Note: This equation will look different for each business, given there are no similarities between businesses, given vertical, market share, internal resources, timing, etc.

  1. Business model/revenue opportunity:
  • Look at your current market, current customers, and key competitors
  • How can AI help delight customer experiences better than those of our competitors (example: voice-enabled ordering for drive-thrus)?

» This is a good place to brainstorm potential revenue streams, how will today’s pricing model shift, where is the consumer going, and how are your competitors reacting?

» What opportunities exist beyond the surface?

➡ Example: New AI-powered product lines, AI-driven personalization that increases sales conversions, or AI-based pricing and revenue optimization.

➡ Example: For a B2B restaurant tech company, building an AI layer that learns, analyses, and predicts business outcomes, makes decisions in real time, while breaking down silos across platforms.

» How can you leverage current assets, customer base, data, competitive positioning to offer a new AI-first business (example agents as a service)?

  1. Operational Efficiencies:
  • Look at your business today. How are you structured? What are your Opex and Capex like? What is your return on capital and return on headcount?

» This is an opportunity to reimagine your organizational structure, and if there are current bottlenecks, and how you can reduce silos, increase speed, while maximizing customer value.

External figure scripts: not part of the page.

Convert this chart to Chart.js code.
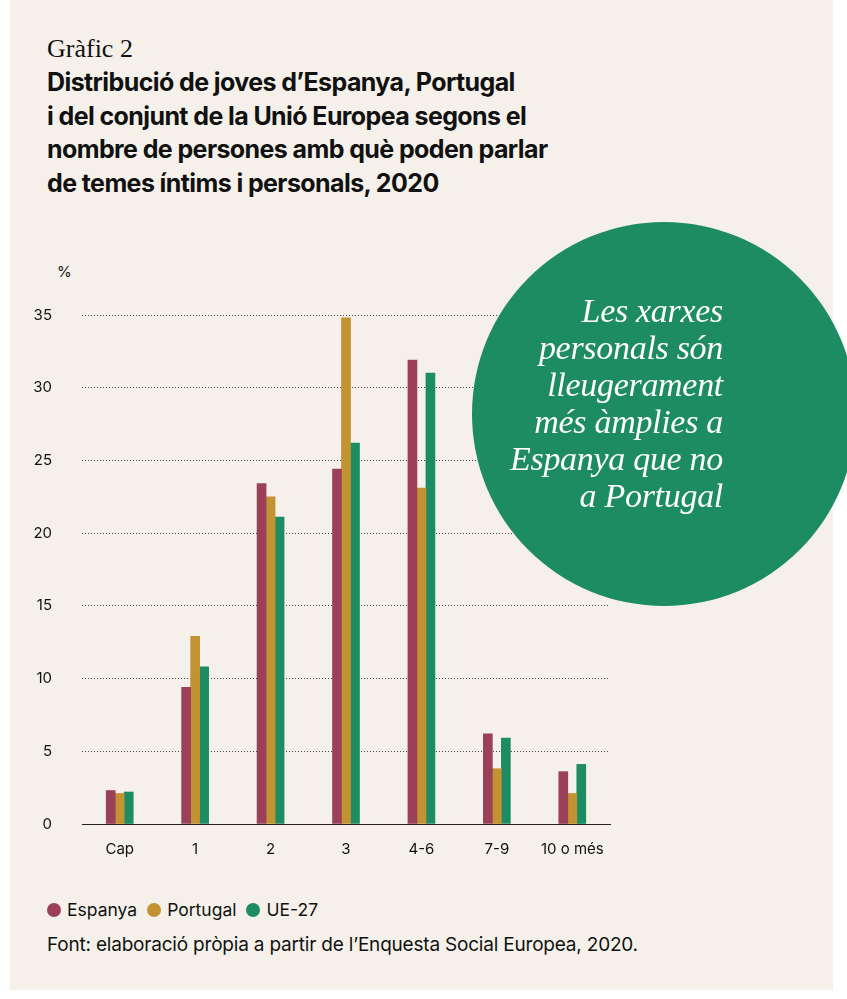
<!DOCTYPE html>
<html><head><meta charset="utf-8">
<script src="https://cdn.jsdelivr.net/npm/chart.js@4"></script>
<style>
body{margin:0;background:#fff;width:847px;height:999px;overflow:hidden;position:relative;font-family:"Inter","Roboto",sans-serif;}
#panel{position:absolute;left:10px;top:0;width:823px;height:990px;background:#f5f1ea;}
#g{position:absolute;left:47px;top:34px;font:26px "Liberation Serif",serif;color:#111;}
#t{position:absolute;left:47px;top:66px;font:bold 25px/33.5px "Inter",sans-serif;color:#111;letter-spacing:-0.6px;}
#pct{position:absolute;left:57px;top:262px;font:15px "Inter",sans-serif;color:#111;}
#circ{position:absolute;left:472px;top:222px;width:384px;height:384px;border-radius:50%;background:#1e8c63;}
#ct{position:absolute;right:124px;top:292px;text-align:right;font:italic 34px/37px "Liberation Serif",serif;color:#fff;letter-spacing:-0.3px;}
#c{position:absolute;left:22px;top:276px;}
#leg{position:absolute;left:47px;top:899px;font:17.5px "Inter",sans-serif;color:#111;}
#leg span{display:inline-block;margin-right:10px;}
#leg i{display:inline-block;width:14px;height:14px;border-radius:50%;margin-right:6px;vertical-align:-1px;}
#src{position:absolute;left:47px;top:933px;font:19px "Inter",sans-serif;color:#111;letter-spacing:-0.2px;}
</style></head><body>
<div id="panel"></div>
<div id="g">Gràfic 2</div>
<div id="t">Distribució de joves d’Espanya, Portugal<br>i del conjunt de la Unió Europea segons el<br>nombre de persones amb què poden parlar<br>de temes íntims i personals, 2020</div>
<div id="pct">%</div>
<canvas id="c"></canvas>
<div id="circ"></div>
<div id="ct">Les xarxes<br>personals són<br>lleugerament<br>més àmplies a<br>Espanya que no<br>a Portugal</div>
<div id="leg"><span><i style="background:#9a4058"></i>Espanya</span><span><i style="background:#c29233"></i>Portugal</span><span><i style="background:#1e8c63"></i>UE-27</span></div>
<div id="src">Font: elaboració pròpia a partir de l’Enquesta Social Europea, 2020.</div>
<script>
const categories = ["Cap", "1", "2", "3", "4-6", "7-9", "10 o més"];
const espanya = [2.3, 9.4, 23.4, 24.4, 31.9, 6.2, 3.6];
const portugal = [2.1, 12.9, 22.5, 34.8, 23.1, 3.8, 2.1];
const ue27 = [2.2, 10.8, 21.1, 26.2, 31.0, 5.9, 4.1];
const yTicks = [0, 5, 10, 15, 20, 25, 30, 35];

const cv = document.getElementById("c");
cv.width = 600; cv.height = 590;
cv.style.width = "600px"; cv.style.height = "590px";

const ds = (label, data, color) => ({ label, data, backgroundColor: color, barThickness: 9 });

new Chart(cv, {
  type: "bar",
  data: {
    labels: categories,
    datasets: [ds("Espanya", espanya, "#9a4058"), ds("Portugal", portugal, "#c29233"), ds("UE-27", ue27, "#1e8c63")],
  },
  options: {
    responsive: false,
    animation: false,
    devicePixelRatio: 1,
    layout: { padding: { top: 18, right: 12 } },
    plugins: { legend: { display: false }, tooltip: { enabled: false } },
    datasets: { bar: { categoryPercentage: 0.62, barPercentage: 1 } },
    scales: {
      x: {
        grid: { display: false },
        border: { color: "#222", width: 1 },
        ticks: { color: "#111", font: { family: "Inter", size: 15 }, padding: 8 },
      },
      y: {
        min: 0, max: 35,
        afterBuildTicks(axis) { axis.ticks = yTicks.map((v) => ({ value: v })); },
        afterFit(axis) { axis.width = 60; },
        border: { display: false, dash: [1, 2] },
        grid: { color: "#444", lineWidth: 1, drawTicks: false, tickLength: 0 },
        ticks: { color: "#111", font: { family: "Inter", size: 15 }, padding: 30 },
      },
    },
  },
});
</script>
</body></html>
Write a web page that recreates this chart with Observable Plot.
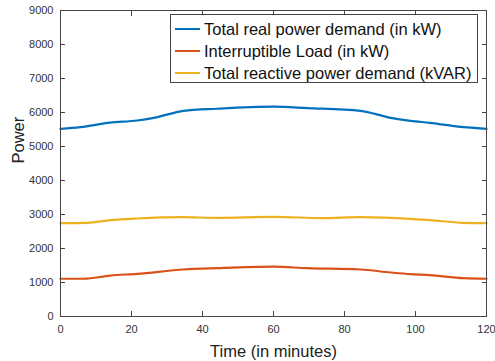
<!DOCTYPE html>
<html><head><meta charset="utf-8">
<script src="https://cdn.jsdelivr.net/npm/d3@7"></script>
<script src="https://cdn.jsdelivr.net/npm/@observablehq/plot@0.6"></script>
<style>
body{margin:0;background:#fff;font-family:"Liberation Sans",Arial,sans-serif;}
#wrap{position:relative;width:495px;height:361px;}
#legend{position:absolute;left:170px;top:14px;width:308px;height:69px;border:1px solid #444;background:#fff;box-sizing:border-box;font-size:16.5px;color:#111;}
.row{position:absolute;left:4px;height:22px;display:flex;align-items:center;white-space:nowrap;}
.sw{width:25px;height:2px;margin-right:4px;}
</style></head>
<body><div id="wrap"><div id="legend"></div></div>
<script>
const series = ["Total real power demand (in kW)", "Interruptible Load (in kW)", "Total reactive power demand (kVAR)"];
const colors = ["#0072BD", "#D95319", "#EDB120"];
const realX = [0, 5.6, 14, 21.6, 26.3, 34.7, 44, 60, 69.5, 84.5, 93, 98.6, 104, 114.6, 120];
const realY = [5520, 5570, 5700, 5765, 5843, 6050, 6110, 6170, 6130, 6050, 5843, 5755, 5697, 5560, 5520];
const interX = [0, 6.6, 14, 21.6, 34.7, 44, 60, 69.5, 84.5, 93, 98.6, 104, 113.5, 120];
const interY = [1110, 1110, 1205, 1255, 1382, 1422, 1465, 1422, 1382, 1294, 1245, 1216, 1127, 1110];
const reactX = [0, 7.5, 14, 21.6, 34.3, 44, 60, 74, 84.5, 98.6, 104, 113.5, 120];
const reactY = [2745, 2755, 2833, 2882, 2921, 2902, 2931, 2892, 2921, 2872, 2833, 2755, 2745];
const xTicks = [0, 20, 40, 60, 80, 100, 120];
const yTicks = [0, 1000, 2000, 3000, 4000, 5000, 6000, 7000, 8000, 9000];

const toRows = (xs, ys, s) => xs.map((x, i) => ({x, y: ys[i], s}));
const data = [
  ...toRows(realX, realY, series[0]),
  ...toRows(interX, interY, series[1]),
  ...toRows(reactX, reactY, series[2])
];

const ax = "#444";
const lab = "#333";
const blank = () => "";
const chart = Plot.plot({
  width: 495, height: 361,
  marginLeft: 60, marginRight: 9, marginTop: 10, marginBottom: 45,
  style: {fontFamily: "Liberation Sans, Arial, sans-serif", fontSize: "11px", color: lab, background: "#fff"},
  x: {domain: [0, 120]},
  y: {domain: [0, 9000]},
  color: {domain: series, range: colors},
  marks: [
    Plot.line(data, {x: "x", y: "y", z: "s", stroke: "s", strokeWidth: 2.2, curve: "monotone-x"}),
    Plot.frame({stroke: ax, strokeWidth: 1}),
    Plot.axisX(xTicks, {anchor: "bottom", tickSize: -5, tickPadding: 14, stroke: ax, fill: lab, label: null, fontSize: 11}),
    Plot.axisX(xTicks, {anchor: "top", tickSize: -5, tickFormat: blank, stroke: ax, label: null}),
    Plot.axisY(yTicks, {anchor: "left", tickSize: -5, tickPadding: 12, stroke: ax, fill: lab, label: null, fontSize: 11, tickFormat: d => String(d)}),
    Plot.axisY(yTicks, {anchor: "right", tickSize: -5, tickFormat: blank, stroke: ax, label: null}),
    Plot.text(["Time (in minutes)"], {frameAnchor: "bottom", dy: 40, fontSize: 16.5, fill: "#222"}),
    Plot.text(["Power"], {frameAnchor: "left", dx: -42, rotate: -90, fontSize: 16.5, fill: "#222"})
  ]
});
document.getElementById("wrap").prepend(chart);
const leg = document.getElementById("legend");
series.forEach((s, i) => {
  const r = document.createElement("div");
  r.className = "row";
  r.style.top = (3 + i * 22) + "px";
  r.innerHTML = `<div class="sw" style="background:${colors[i]}"></div><span>${s}</span>`;
  leg.appendChild(r);
});
</script></body></html>
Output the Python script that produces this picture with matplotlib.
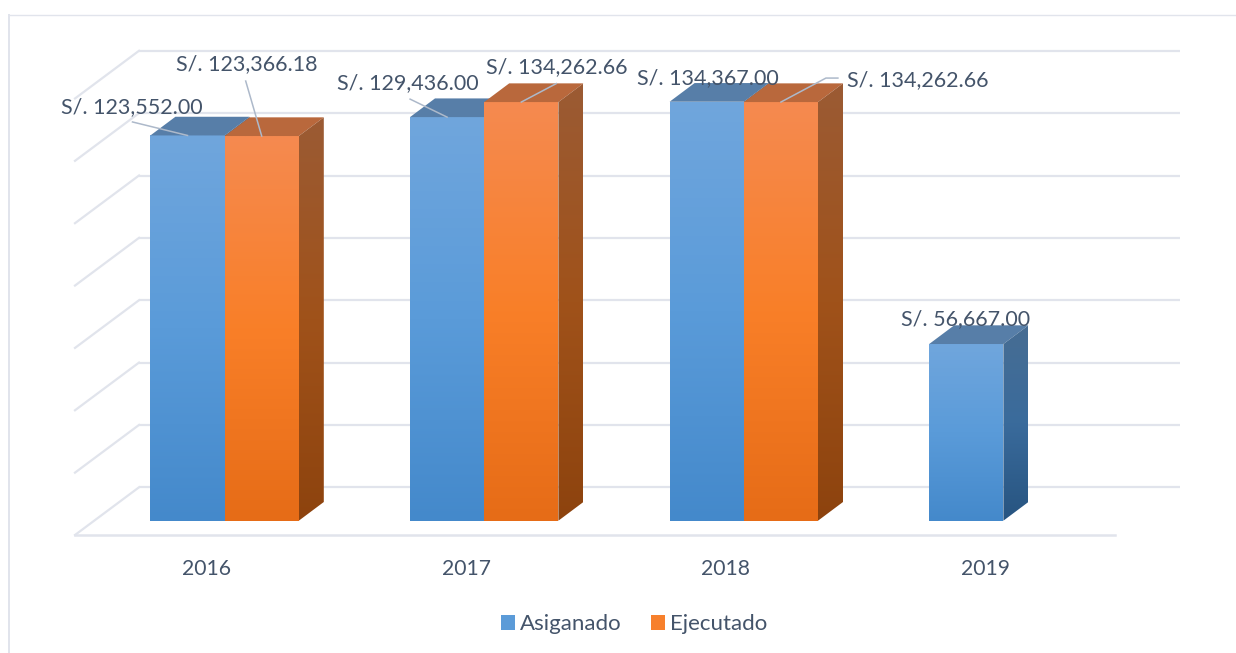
import matplotlib
matplotlib.use('Agg')
import matplotlib.pyplot as plt
import numpy as np
from matplotlib.colors import LinearSegmentedColormap
from matplotlib.patches import Patch, Polygon

years = ['2016', '2017', '2018', '2019']
asignado = [123552.00, 129436.00, 134367.00, 56667.00]
ejecutado = [123366.18, 134262.66, 134262.66, None]
series_names = ['Asiganado', 'Ejecutado']
grid_values = [0, 20000, 40000, 60000, 80000, 100000, 120000, 140000]

W, H = 1236, 653
# pixels per category and per unit of value
PX_X = 259.6
PX_Y = 3.118 / 1000
X0, Y0 = 224.6, 520.7

TEXT = '#44546a'
LINE = '#e1e4ec'
LEADER = '#adb9ca'

plt.rcParams['font.family'] = ['Lato', 'DejaVu Sans']


def dx(p):
    return p / PX_X


def dy(p):
    return p / PX_Y


def gx(p):
    return (p - X0) / PX_X


def gy(p):
    return (Y0 - p) / PX_Y


def face(ax, verts, colors, z):
    verts = np.array(verts)
    cmap = LinearSegmentedColormap.from_list('f', colors)
    grad = np.linspace(0, 1, 256).reshape(-1, 1)
    im = ax.imshow(grad, cmap=cmap, aspect='auto', origin='upper', zorder=z,
                   interpolation='bilinear',
                   extent=(verts[:, 0].min(), verts[:, 0].max(), verts[:, 1].min(), verts[:, 1].max()))
    im.set_clip_path(Polygon(verts, closed=True, transform=ax.transData))


def bar3d(ax, x0, v, front, top, side, z):
    w = dx(74.2)
    ox, oy = dx(25), dy(18.7)
    face(ax, [(x0, 0), (x0 + w, 0), (x0 + w, v), (x0, v)], front, z)
    ax.add_patch(Polygon([(x0, v), (x0 + w, v), (x0 + w + ox, v + oy), (x0 + ox, v + oy)],
                         closed=True, fc=top, ec='none', zorder=z))
    face(ax, [(x0 + w, 0), (x0 + w + ox, oy), (x0 + w + ox, v + oy), (x0 + w, v)], side, z)


fig = plt.figure(figsize=(W / 100, H / 100), dpi=100)
ax = fig.add_axes([0, 0, 1, 1])
ax.patch.set_alpha(0)

# outer chart frame, only left and top show
fig.add_artist(plt.Line2D([9 / W, 9 / W], [0, 1 - 15 / H], color=LINE, lw=1.4))
fig.add_artist(plt.Line2D([9 / W, 1], [1 - 15 / H, 1 - 15 / H], color=LINE, lw=1.0))

# back wall and side wall lines
floor_y = gy(535)
back_shift = gy(487.3)
for g in grid_values:
    yb = back_shift + g
    ax.plot([gx(139), gx(1180)], [yb, yb], color=LINE, lw=1.6, zorder=1, solid_capstyle='butt')
    ax.plot([gx(75), gx(139)], [yb - dy(47.7), yb], color=LINE, lw=1.6, zorder=1)

blue_front = ['#70a6dd', '#5a9bd9', '#4489cb']
blue_top = '#577ea8'
blue_side = ['#476d93', '#3a6b9c', '#275480']
orange_front = ['#f58a50', '#f97f28', '#e66c17']
orange_top = '#b9683c'
orange_side = ['#9b5b34', '#a0521a', '#8d430e']

w = dx(74.2)
for i in range(len(years)):
    bar3d(ax, i - w, asignado[i], blue_front, blue_top, blue_side, 3 + i)
    if ejecutado[i] is not None:
        bar3d(ax, i, ejecutado[i], orange_front, orange_top, orange_side, 3.5 + i)

# data labels, (text offset from bar front top midpoint in px) and leader points
blue_labels = [(-56, 28), (-39, 34), (1, 24), (-0.5, 25)]
orange_labels = [(-15, 72), (35, 35), (137, 21.5)]
blue_leaders = [[(-55, 13.5), (0, 0)], [(-37, 18), (0, 0)], None, None]
orange_leaders = [[(-16, 55), (0, 0)], [(35, 18.5), (0, 0)], [(57, 24), (45, 24), (0, 0)]]

for i, v in enumerate(asignado):
    xm = i - w / 2
    ox, oy = blue_labels[i]
    ax.text(xm + dx(ox), v + dy(oy), f'S/. {v:,.2f}', color=TEXT, fontsize=15.5,
            ha='center', va='center', zorder=20)
    if blue_leaders[i]:
        ax.plot([xm + dx(p[0]) for p in blue_leaders[i]], [v + dy(p[1]) for p in blue_leaders[i]],
                color=LEADER, lw=1.1, zorder=19)
for i, v in enumerate(ejecutado):
    if v is None:
        continue
    xm = i + w / 2
    ox, oy = orange_labels[i]
    ax.text(xm + dx(ox), v + dy(oy), f'S/. {v:,.2f}', color=TEXT, fontsize=15.5,
            ha='center', va='center', zorder=20)
    ax.plot([xm + dx(p[0]) for p in orange_leaders[i]], [v + dy(p[1]) for p in orange_leaders[i]],
            color=LEADER, lw=1.1, zorder=19)

ax.set_xlim(gx(0), gx(W))
ax.set_ylim(gy(H), gy(0))

# category axis is the front edge of the floor
for s in ['top', 'left', 'right']:
    ax.spines[s].set_visible(False)
ax.spines['bottom'].set_position(('data', floor_y))
ax.spines['bottom'].set_bounds(gx(75), gx(1115))
ax.spines['bottom'].set_color(LINE)
ax.spines['bottom'].set_linewidth(1.8)
ax.set_yticks([])
ax.set_xticks(np.arange(len(years)) - dx(18))
ax.set_xticklabels(years, color=TEXT, fontsize=15.2)
ax.tick_params(axis='x', length=0, pad=17)

handles = [Patch(fc='#5b9bd8', ec='none'), Patch(fc='#f7802c', ec='none')]
ax.legend(handles, series_names, ncol=2, loc='center', bbox_to_anchor=(634 / W, 1 - 624.5 / H),
          frameon=False, fontsize=16, labelcolor=TEXT, handlelength=0.63, handleheight=0.63,
          handletextpad=0.2, columnspacing=1.35, borderpad=0)

fig.savefig('out.png', dpi=100)
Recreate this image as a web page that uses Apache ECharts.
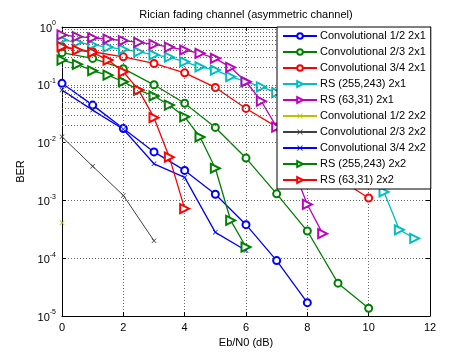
<!DOCTYPE html>
<html>
<head>
<meta charset="utf-8">
<script src="https://cdn.jsdelivr.net/npm/echarts@6/dist/echarts.min.js"></script>
<style>
  html, body { margin: 0; padding: 0; background: #fff; }
  #chart { width: 474px; height: 354px; }
</style>
</head>
<body>
<div id="chart"></div>
<script>
var FONT = 'Liberation Sans, Arial, Helvetica, sans-serif';

// Eb/N0 grids (dB)
var ebStep1 = [0, 1, 2, 3, 4, 5, 6, 7, 8, 9, 10];
var ebStepHalf = [0, 0.5, 1, 1.5, 2, 2.5, 3, 3.5, 4, 4.5, 5, 5.5, 6, 6.5, 7, 7.5, 8, 8.5, 9, 9.5, 10, 10.5, 11, 11.5];

// BER values
var conv12_2x1 = [0.106, 0.0445, 0.0175, 0.0069, 0.0033, 0.00128, 3.8e-4, 9.1e-5, 1.7e-5];
var conv23_2x1 = [0.36, 0.286, 0.19, 0.10, 0.048, 0.0183, 0.0054, 0.0013, 2.95e-4, 3.7e-5, 1.36e-5];
var conv34_2x1 = [0.456, 0.373, 0.305, 0.234, 0.161, 0.090, 0.039, 0.0187, 0.0075, 0.0024, 0.0011];
var rs255_2x1 = [0.60, 0.543, 0.49, 0.45, 0.41, 0.37, 0.33, 0.30, 0.25, 0.205, 0.18, 0.138, 0.113, 0.092, 0.073,
  0.058, 0.045, 0.033, 0.021, 0.011, 0.004, 0.0014, 3.1e-4, 2.2e-4];
var rs63_2x1 = [0.73, 0.68, 0.65, 0.62, 0.58, 0.54, 0.50, 0.45, 0.40, 0.35, 0.287, 0.20, 0.113, 0.052, 0.0185,
  0.004, 8.5e-4, 2.66e-4];
var conv12_2x2 = [4.1e-4];
var conv23_2x2 = [0.0126, 0.0039, 0.00122, 2.0e-4];
var conv34_2x2 = [0.081, 0.0365, 0.017, 0.0043, 0.0025, 2.8e-4, 1.36e-4];
var rs255_2x2 = [0.268, 0.226, 0.175, 0.147, 0.113, 0.081, 0.064, 0.0445, 0.0279, 0.0125, 0.0036, 4.5e-4, 1.56e-4];
var rs63_2x2 = [0.456, 0.40, 0.365, 0.268, 0.168, 0.081, 0.027, 0.0056, 7.2e-4];

var xTicks = [0, 2, 4, 6, 8, 10, 12];

function pairs(xs, ys) {
  return ys.map(function (y, i) { return [xs[i], y]; });
}

// minor grid lines of the log axis (2..9 x 10^k)
var minorLines = [];
for (var k = -5; k < 0; k++) {
  for (var m = 2; m <= 9; m++) {
    minorLines.push({ yAxis: m * Math.pow(10, k) });
  }
}

var CROSS = 'path://M0,1L1,0L5,4L9,0L10,1L6,5L10,9L9,10L5,6L1,10L0,9L4,5Z';

function mkSeries(name, data, color, kind, width) {
  var s = {
    name: name,
    type: 'line',
    data: data,
    xAxisIndex: 0,
    yAxisIndex: 0,
    z: 3,
    lineStyle: { color: color, width: width || 1.3 },
    itemStyle: { color: color, borderColor: color, borderWidth: 1.2 }
  };
  if (kind === 'o') {
    s.symbol = 'emptyCircle';
    s.symbolSize = 7;
  } else if (kind === '>') {
    s.symbol = 'emptyTriangle';
    s.symbolSize = 9;
    s.symbolRotate = -90;
  } else {
    s.symbol = CROSS;
    s.symbolSize = 5;
    s.itemStyle.borderWidth = 0;
  }
  return s;
}

var names = [
  'Convolutional 1/2 2x1', 'Convolutional 2/3 2x1', 'Convolutional 3/4 2x1',
  'RS (255,243) 2x1', 'RS (63,31) 2x1',
  'Convolutional 1/2 2x2', 'Convolutional 2/3 2x2', 'Convolutional 3/4 2x2',
  'RS (255,243) 2x2', 'RS (63,31) 2x2'
];

var series = [
  {
    name: 'grid',
    type: 'line',
    data: [],
    silent: true,
    z: 1,
    markLine: {
      silent: true,
      symbol: ['none', 'none'],
      label: { show: false },
      lineStyle: { color: '#666', width: 1, type: [1, 2] },
      data: minorLines
    }
  },
  mkSeries(names[0], pairs(ebStep1, conv12_2x1), '#0000ff', 'o'),
  mkSeries(names[1], pairs(ebStep1, conv23_2x1), '#008000', 'o'),
  mkSeries(names[2], pairs(ebStep1, conv34_2x1), '#ff0000', 'o'),
  mkSeries(names[3], pairs(ebStepHalf, rs255_2x1), '#00bfbf', '>'),
  mkSeries(names[4], pairs(ebStepHalf, rs63_2x1), '#bf00bf', '>'),
  mkSeries(names[5], pairs(ebStep1, conv12_2x2), '#bfbf00', 'x'),
  mkSeries(names[6], pairs(ebStep1, conv23_2x2), '#404040', 'x', 1),
  mkSeries(names[7], pairs(ebStep1, conv34_2x2), '#0000ff', 'x'),
  mkSeries(names[8], pairs(ebStepHalf, rs255_2x2), '#008000', '>'),
  mkSeries(names[9], pairs(ebStepHalf, rs63_2x2), '#ff0000', '>')
];

var dotted = { color: '#666', width: 1, type: [1, 2] };

var option = {
  backgroundColor: '#fff',
  animation: false,
  textStyle: { fontFamily: FONT },
  title: {
    text: 'Rician fading channel (asymmetric channel)',
    left: 246,
    top: 9,
    padding: 0,
    textAlign: 'center',
    textStyle: { fontFamily: FONT, fontSize: 11, fontWeight: 'normal', color: '#000' }
  },
  grid: { left: 62, right: 44, top: 27, bottom: 38, containLabel: false },
  legend: {
    data: names,
    orient: 'vertical',
    left: 277,
    top: 27,
    padding: [3, 5, 3, 5],
    itemWidth: 34,
    itemHeight: 7,
    itemGap: 4,
    backgroundColor: '#fff',
    borderColor: '#000',
    borderWidth: 1,
    borderRadius: 0,
    z: 10,
    textStyle: { fontFamily: FONT, fontSize: 11, color: '#000', lineHeight: 12, padding: [0, 0, 0, -2] }
  },
  xAxis: [{
    type: 'value',
    min: 0,
    max: 12,
    interval: 2,
    name: 'Eb/N0 (dB)',
    nameLocation: 'middle',
    nameGap: 18,
    nameTextStyle: { fontFamily: FONT, fontSize: 11, color: '#000' },
    axisLine: { show: true, lineStyle: { color: '#000', width: 1 } },
    axisTick: { show: true, inside: true, length: 4, lineStyle: { color: '#000' } },
    axisLabel: {
      margin: 6, fontFamily: FONT, fontSize: 11, color: '#000',
      formatter: function (v) { return xTicks.indexOf(v) >= 0 ? String(v) : ''; }
    },
    splitLine: { show: true, lineStyle: dotted }
  }, {
    type: 'value',
    position: 'top',
    min: 0,
    max: 12,
    interval: 2,
    axisLine: { show: true, onZero: false, lineStyle: { color: '#000', width: 1 } },
    axisTick: { show: true, inside: true, length: 4, lineStyle: { color: '#000' } },
    axisLabel: { show: false },
    splitLine: { show: false }
  }],
  yAxis: [{
    type: 'log',
    logBase: 10,
    min: 1e-5,
    max: 1,
    name: 'BER',
    nameLocation: 'middle',
    nameGap: 29,
    nameTextStyle: { fontFamily: FONT, fontSize: 11, color: '#000' },
    axisLine: { show: true, lineStyle: { color: '#000', width: 1 } },
    axisTick: { show: true, inside: true, length: 4, lineStyle: { color: '#000' } },
    axisLabel: {
      margin: 6,
      formatter: function (v) {
        var e = Math.round(Math.log10(v));
        return '{b|10}{s|' + e + '}';
      },
      rich: {
        b: { fontFamily: FONT, fontSize: 11, color: '#000', lineHeight: 14, verticalAlign: 'bottom' },
        s: { fontFamily: FONT, fontSize: 7, color: '#000', lineHeight: 14, verticalAlign: 'top' }
      }
    },
    splitLine: { show: true, lineStyle: dotted }
  }, {
    type: 'log',
    logBase: 10,
    min: 1e-5,
    max: 1,
    position: 'right',
    axisLine: { show: true, onZero: false, lineStyle: { color: '#000', width: 1 } },
    axisTick: { show: true, inside: true, length: 4, lineStyle: { color: '#000' } },
    axisLabel: { show: false },
    splitLine: { show: false }
  }],
  series: series
};

var chart = echarts.init(document.getElementById('chart'), null, { renderer: 'canvas' });
chart.setOption(option);
</script>
</body>
</html>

➡ Example:  AI-powered workflow automation with minimal bottlenecks, AI-driven demand forecasting, cost savings through AI-first supply chain optimization.

» What does this unblock for you 10 years from now?

» Where will you reinvest any savings – will it be short term (buy back stock), or long term (reinvest to build an AI first business).

  1. Execution Readiness:
  • Even the best AI strategy fails without execution. Assess your organizational readiness. Does your organization have the talent, infrastructure, and leadership buy-in to act?

» Do you have a leadership team aligned on AI priorities?

» Do you have the data and tech stack to support AI adoption?

» Does your team have the skills to implement AI successfully?